The fix is "Digital Double" replacement. You don't have the character grab the real mug. You have the actor place the mug down, and then you replace the mug with a perfect digital 3D replica for the moment the cartoon touches it. This allows you to control the shadows, the reflections, and the physics of the hand-to-object contact.
Then, once the character lets go, you transition back to the real prop. This requires a "clean plate" — a shot of the scene with no actors or props — so you have the background data to fill in the holes left by the objects you remove. If you don't shoot your clean plates, you're looking at an extra $5,000 to $10,000 in "paint and prep" costs per shot to manually recreate the background.
A Frank Reality Check
If you're reading this hoping for a software shortcut or a "one-click" AI solution that will handle all of this for you, stop now. That doesn't exist. Bringing these entities into our world is a grueling, technical process that demands a deep understanding of optics, physics, and human perception.
It’s not about the "magic" of animation; it’s about the labor of integration.
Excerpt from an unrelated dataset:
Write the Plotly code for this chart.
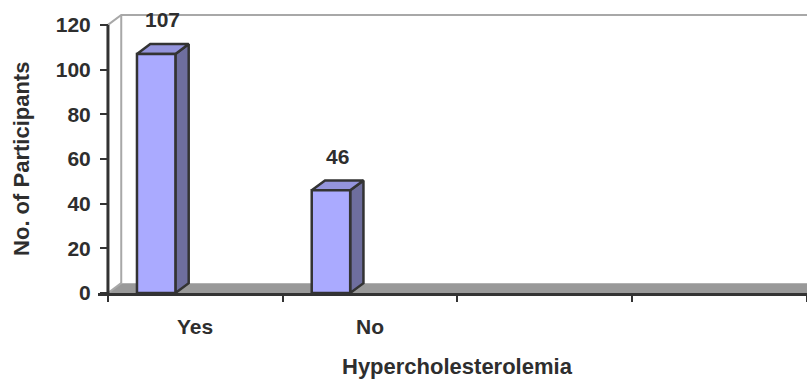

Most people fail because they treat the digital element as the star. In reality, the "star" of a successful composite is the background plate. If your footage is shaky, poorly lit, or lacks physical references, no amount of brilliant animation will save it.
You should expect a single, high-quality interaction shot — where a character touches a real person or object — to take a minimum of 40 to 60 man-hours to execute correctly. If you don't have the budget or the patience for that, keep your characters in a 2D world. There is no middle ground. You either nail the physics and create something iconic, or you miss the details and create something that looks like a glitch in the matrix. People won't tell you it looks "unrealistic"; they'll just feel an instinctive sense of discomfort and turn the screen off. Decide now if you're willing to do the math, because the math is the only thing that will make the fantasy stay alive.